Schokland and Erosion
I followed a narrow nine-kilometre branch canal to Ens and moored in the small basin at its end. This cul-de-sac is in the middle of nowhere about five metres below sea level on the bottom of the former Zuiderzee. I had come here because it's only a four kilometre pedal from Schokland.
Schokland is a former island, and it has a long and complex history. The landform, a low rock and gravel ridge, was one of the banks of the ancient River Vecht, and it originated as a glacial esker at the end of the last ice age. It was home to wooly rhinoceros, aurochs, mammoths, Irish elk and European bison. In the museum are displays of remains of many of these.
As the ice receded, the ridge became the occasional home to roaming hunters and fishermen. There is evidence of encampments ten thousand years ago, though more permanent settlement of the area dates from about sixty-five hundred years ago. Archeological finds show that Roman armies camped on this ridge, and a significant discovery here is this bronze spearhead, the only one ever found in the Netherlands.
With the gradual inundation of the low lands and the formation of the Zuiderzee, the area around Schokland became marsh, and eventually sea by the end of the fourteenth century. The ridge had become an island. The inhabitants had been harvesting peat from the surrounding land, which had caused its further subsidence.
Schokland was low and its farm land gradually disappeared, leaving little but the gravel ridge. Diking and draining were attempted, but the sea could not be held back, and the island continued to erode.
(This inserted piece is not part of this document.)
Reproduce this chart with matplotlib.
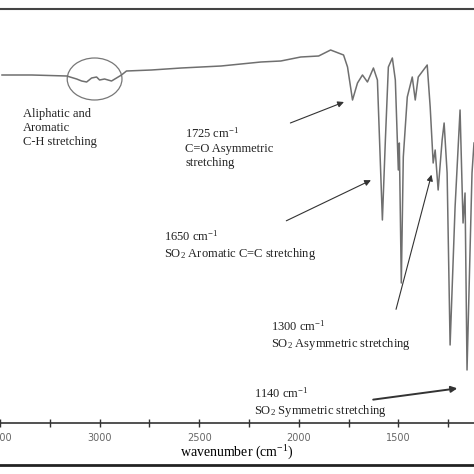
import matplotlib
matplotlib.use("Agg")
import matplotlib.pyplot as plt
from matplotlib.patches import Ellipse

plt.rcParams['mathtext.fontset'] = 'custom'
plt.rcParams['mathtext.rm'] = 'Liberation Serif'
plt.rcParams['mathtext.it'] = 'Liberation Serif'

# spectrum: pixel-read positions -> wavenumber, transmittance (arbitrary units)
px = [0, 30, 65, 75, 80, 85, 90, 95, 98, 103, 110, 115, 120, 125, 150, 180, 220, 260, 280, 300, 318,
      330, 343, 347, 352, 357, 362, 367, 373, 377, 382, 385, 388, 392, 395, 397, 398, 399, 401, 403,
      407, 412, 415, 418, 427, 430, 433, 435, 438, 442, 444, 447, 450, 455, 460, 463, 465, 467, 472, 474]
py = [75, 75, 76, 79, 81, 82, 78, 77, 80, 79, 81, 78, 75, 71, 70, 68, 66, 62, 61, 57, 56,
      50, 55, 67, 100, 83, 75, 82, 68, 80, 220, 140, 67, 58, 80, 140, 170, 143, 283, 157,
      97, 77, 100, 77, 65, 107, 163, 150, 190, 140, 123, 173, 345, 207, 110, 223, 193, 370, 173, 143]
wavenumber = [3000 - (p - 98) * 5 for p in px]
transmittance = [423 - v for v in py]

labels = ["Aliphatic and\nAromatic\nC-H stretching",
          "1725 cm$^{\\mathregular{-1}}$\nC=O Asymmetric\nstretching",
          "1650 cm$^{\\mathregular{-1}}$\nSO$_{\\mathregular{2}}$ Aromatic C=C stretching",
          "1300 cm$^{\\mathregular{-1}}$\nSO$_{\\mathregular{2}}$ Asymmetric stretching",
          "1140 cm$^{\\mathregular{-1}}$\nSO$_{\\mathregular{2}}$ Symmetric stretching"]

def X(p): return 3000 - (p - 98) * 5
def Y(p): return 423 - p

fig = plt.figure(figsize=(4.74, 4.74), dpi=100)
ax = fig.add_axes([0, 51/474, 1, 414/474])
ax.plot(wavenumber, transmittance, color='#6f6f6f', lw=1.1)
ax.set_xlim(X(0), X(474))
ax.set_ylim(0, 414)
for s in ['left', 'right']:
    ax.spines[s].set_visible(False)
ax.spines['top'].set_color('#444444'); ax.spines['top'].set_linewidth(1.5)
ax.spines['bottom'].set_color('#333333'); ax.spines['bottom'].set_linewidth(1.2)
ax.set_yticks([])
ax.set_xticks([3500, 3000, 2500, 2000, 1500])
ax.set_xticks([3250, 2750, 2250, 1750, 1250], minor=True)
ax.tick_params(axis='x', which='both', direction='inout', length=6, width=1, colors='#333333',
               labelsize=7, labelcolor='#666666', pad=4)
ax.set_xticklabels(['3500', '3000', '2500', '2000', '1500'], family='DejaVu Sans')
ax.set_xlabel('wavenumber (cm$^{\\mathregular{-1}}$)', family='Liberation Serif', fontsize=10, labelpad=1)

fig.add_artist(plt.Line2D([0, 1], [1 - 465/474, 1 - 465/474], color='#222222', lw=2))

ax.add_patch(Ellipse((X(93), Y(79)), 55 * 5, 42, fill=False, ec='#777777', lw=0.9))

tk = dict(family='Liberation Serif', fontsize=9, color='#222222', va='top', ha='left', linespacing=1.25)
ax.text(X(21), Y(108), labels[0], **tk)
ax.text(X(184), Y(126), labels[1], **tk)
ax.text(X(163), Y(229), labels[2], **tk)
ax.text(X(270), Y(319), labels[3], **tk)
ax.text(X(253), Y(386), labels[4], **tk)

def arrow(p0, p1, lw=0.8):
    ax.annotate('', xy=(X(p1[0]), Y(p1[1])), xytext=(X(p0[0]), Y(p0[1])),
                arrowprops=dict(arrowstyle='-|>', color='#333333', lw=lw, mutation_scale=9))
arrow((287, 124), (346, 101))
arrow((283, 222), (373, 179))
arrow((395, 312), (432, 172))
arrow((370, 400), (460, 388), lw=1.4)

fig.savefig('out.png', dpi=100)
The written history of the Schokkers begins about five hundred years ago. For most of its history, the island continued to diminish, its hillocks and dikes being washed away during storms. The few hundred inhabitants retreated to small clusters of buildings on the eastern side of the island. Soon there was little more than three tiny settlements, Emmeloord, Molenbuurt, and Middelbuurt and some protective dikes.
By the middle of the nineteenth century, the population had become severely inbred and impoverished, and seventy-five percent of the islanders were on welfare. By Royal decree in 1859, King William III ordered the island evacuated and the residents distributed among many communities along the Zuiderzee coast.
With the diking and draining of the area and the creation of the Noordoostpolder in 1942, the island was reclaimed from the sea. In 1995 Schokland became the first UNESCO World Heritage Site in the Netherlands.
Today the former waterfront of Middelbuurt appears as an island in a sea of potato fields. The splendid small museum there tells the story much better than I can here.